UNITED STATES v. BANK OF MOULTON

United States Court of Appeals, Fifth Circuit (1980)

Facts

Issue

Holding — Per Curiam

Rule

Reasoning

Deep Dive: How the Court Reached Its Decision

Court's Discretion and Good Faith

The U.S. Court of Appeals for the Fifth Circuit reasoned that the district court acted within its discretion to enforce the summons issued to the Bank of Moulton. It noted that Special Agent Rogers, who served the summons, engaged in discussions with bank officials in good faith. Although some disclosures occurred during the waiting period mandated by the Internal Revenue Code, the court found that the agent did not intentionally seek to elicit information during this proscribed period. The court emphasized that the agent's primary purpose was to assist the bank in understanding the summons rather than to circumvent the legal requirements. Thus, the good faith of the government agent played a crucial role in the court's rationale for upholding the enforcement of the summons.

Nature and Impact of Disclosures

The court further assessed the nature and impact of the disclosures made by the bank during the informal conversations. It determined that the disclosures were minimal and limited in both quantity and quality, which mitigated their significance in the overall context of compliance with the summons. The information revealed did not include substantial details that would have materially harmed the taxpayer's interests. In fact, the court concluded that any information disclosed would have likely been produced through the records that the court would eventually order the bank to provide. This finding underscored the notion that not all procedural violations result in substantive harm to the taxpayer, a key consideration in the court's reasoning.

Absence of Material Harm

A pivotal aspect of the court's reasoning was the absence of material harm to the taxpayer, James W. Roberts, stemming from the premature disclosures. The court highlighted that the IRS's actions did not infringe upon the taxpayer's rights in a way that would warrant denying enforcement of the summons. By establishing that no significant adverse effect occurred due to the disclosures, the court reinforced the principle that enforcement may still proceed under circumstances where the taxpayer is not materially harmed. This absence of harm was a significant factor in the court’s decision to affirm the lower court's ruling in favor of the government.

Rejection of Per Se Bar

The appellate court rejected the argument that any violation of the Internal Revenue Code would automatically preclude enforcement of an IRS summons. It clarified that not every procedural infringement warranted a blanket prohibition against enforcement, particularly if the government acted in good faith and the taxpayer suffered no material harm. This perspective aligned with the court's interpretation that the Internal Revenue Code did not mandate severe sanctions for every violation. Instead, the court asserted that a nuanced approach should be adopted, evaluating the severity of the violation alongside the government's intent and the resulting impact on the taxpayer.

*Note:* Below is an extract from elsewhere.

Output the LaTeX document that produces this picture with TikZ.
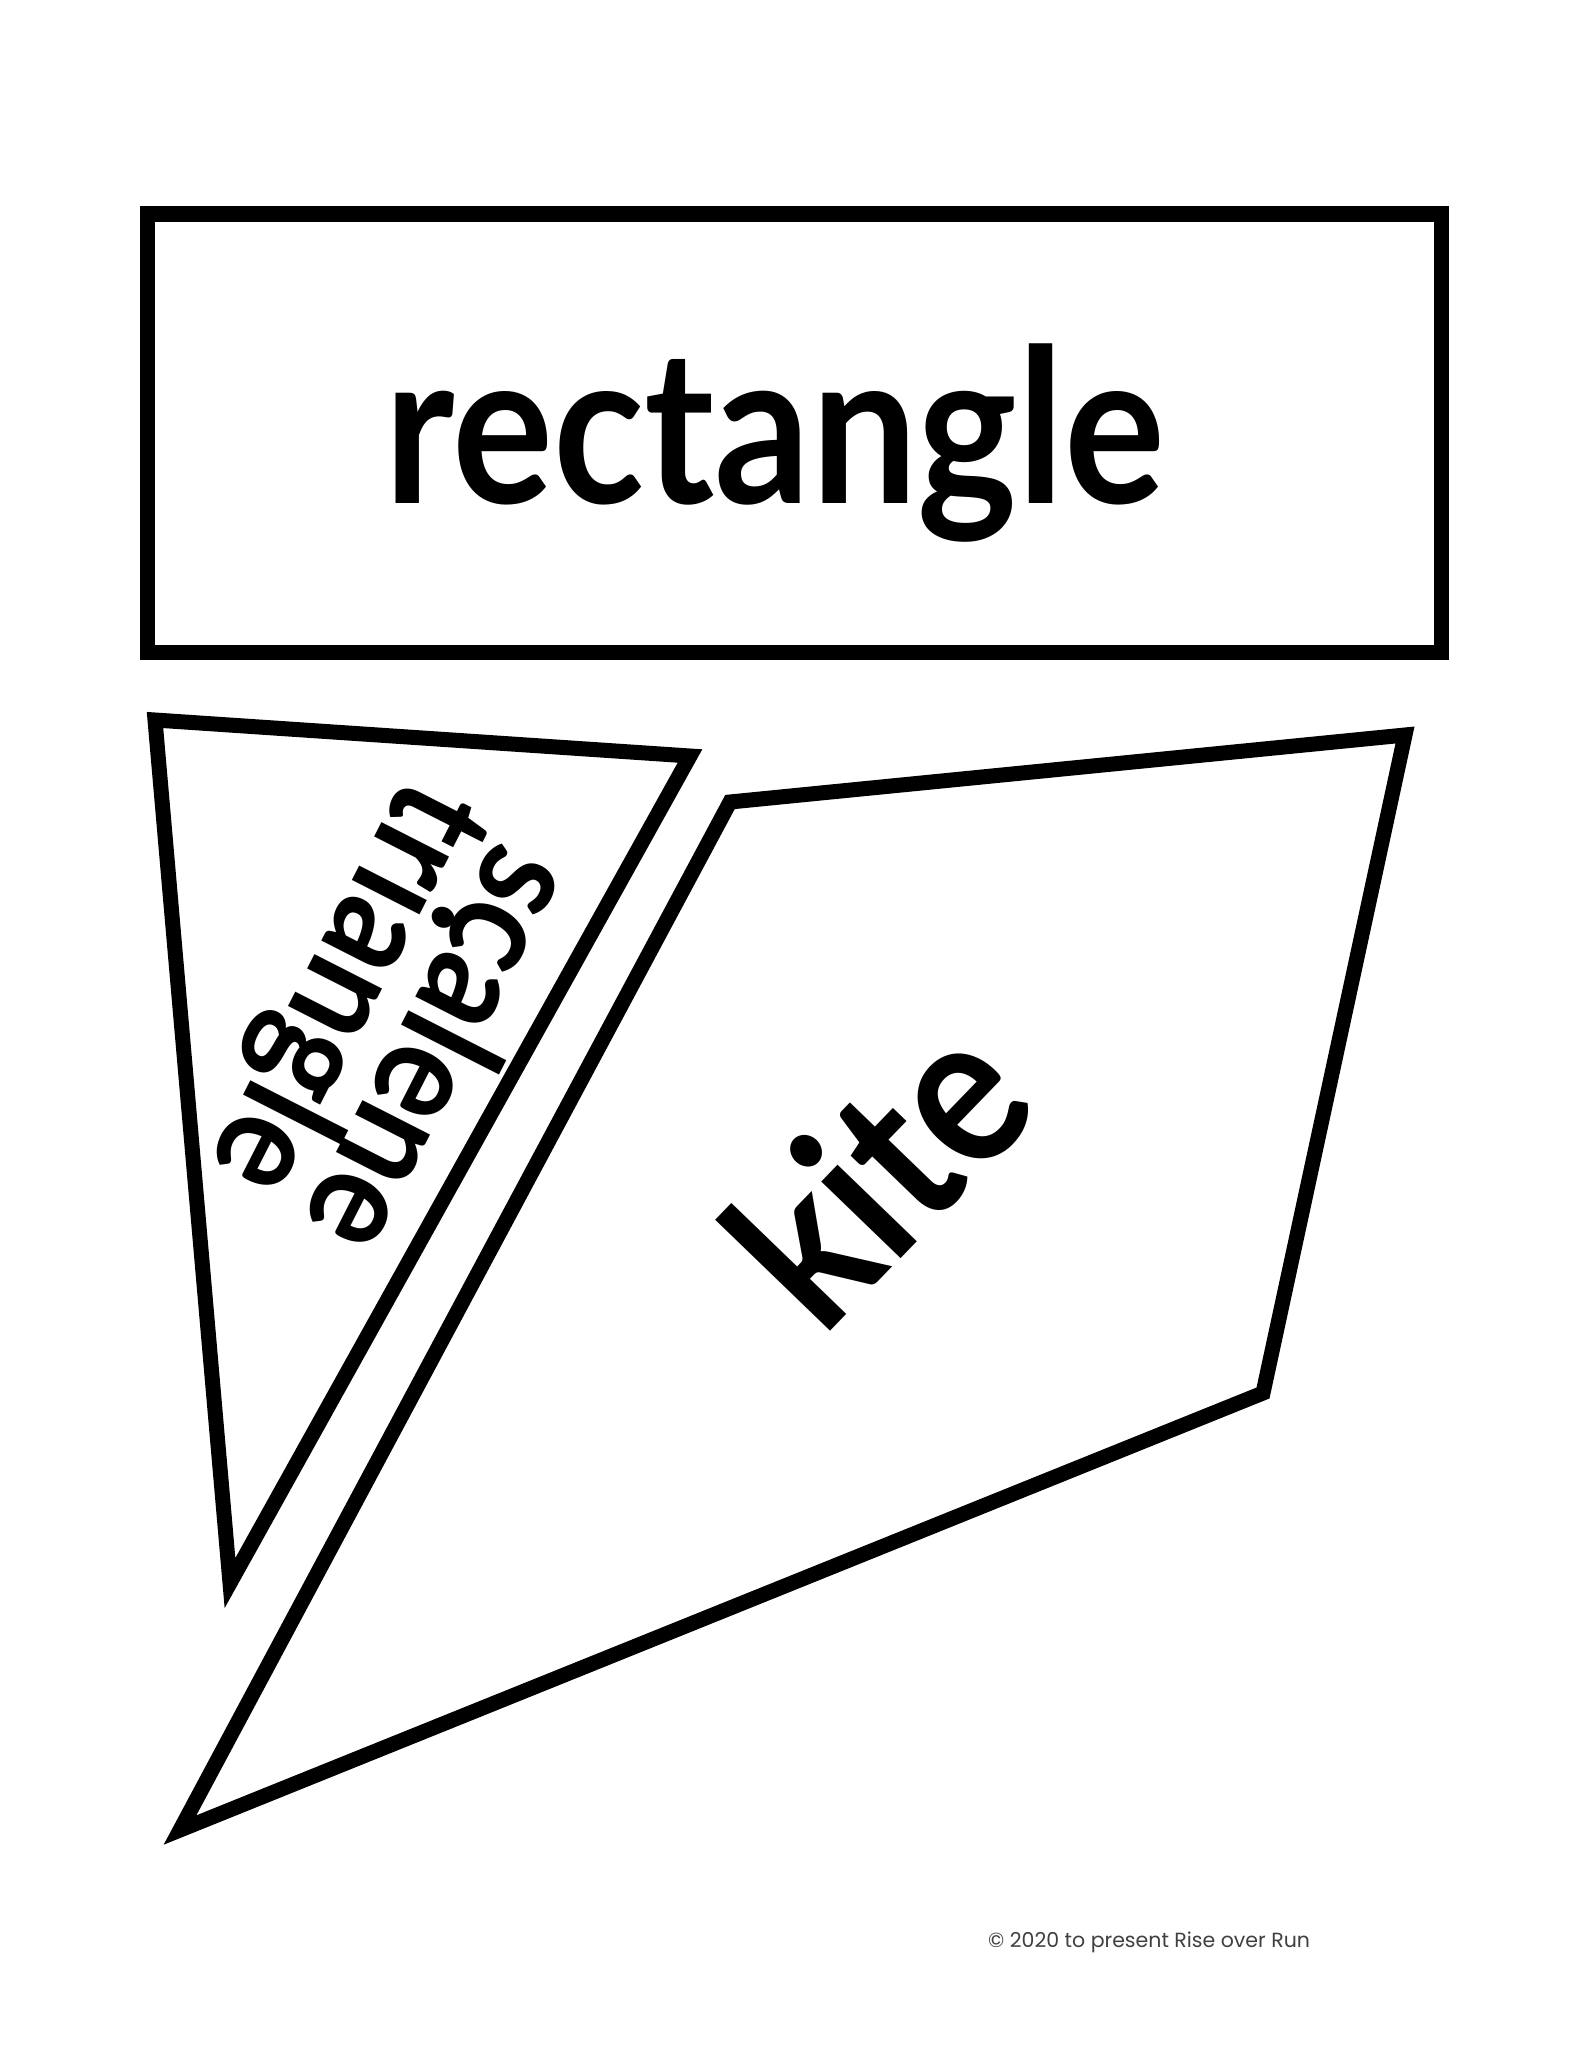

Comparison to United States v. Powell

The court distinguished the present case from the precedent set in United States v. Powell, where procedural missteps were scrutinized more strictly. In Powell, the Supreme Court underscored the importance of following administrative steps to protect taxpayers from unnecessary IRS intrusions. However, the Fifth Circuit noted that Powell did not establish a per se bar against enforcement for any failure to adhere to procedural requirements. Instead, the court in Powell focused on whether the IRS's actions resulted in substantive harm to the taxpayer. By drawing this distinction, the appellate court affirmed that enforcement could still be granted in the absence of material injury, even when procedural violations occurred.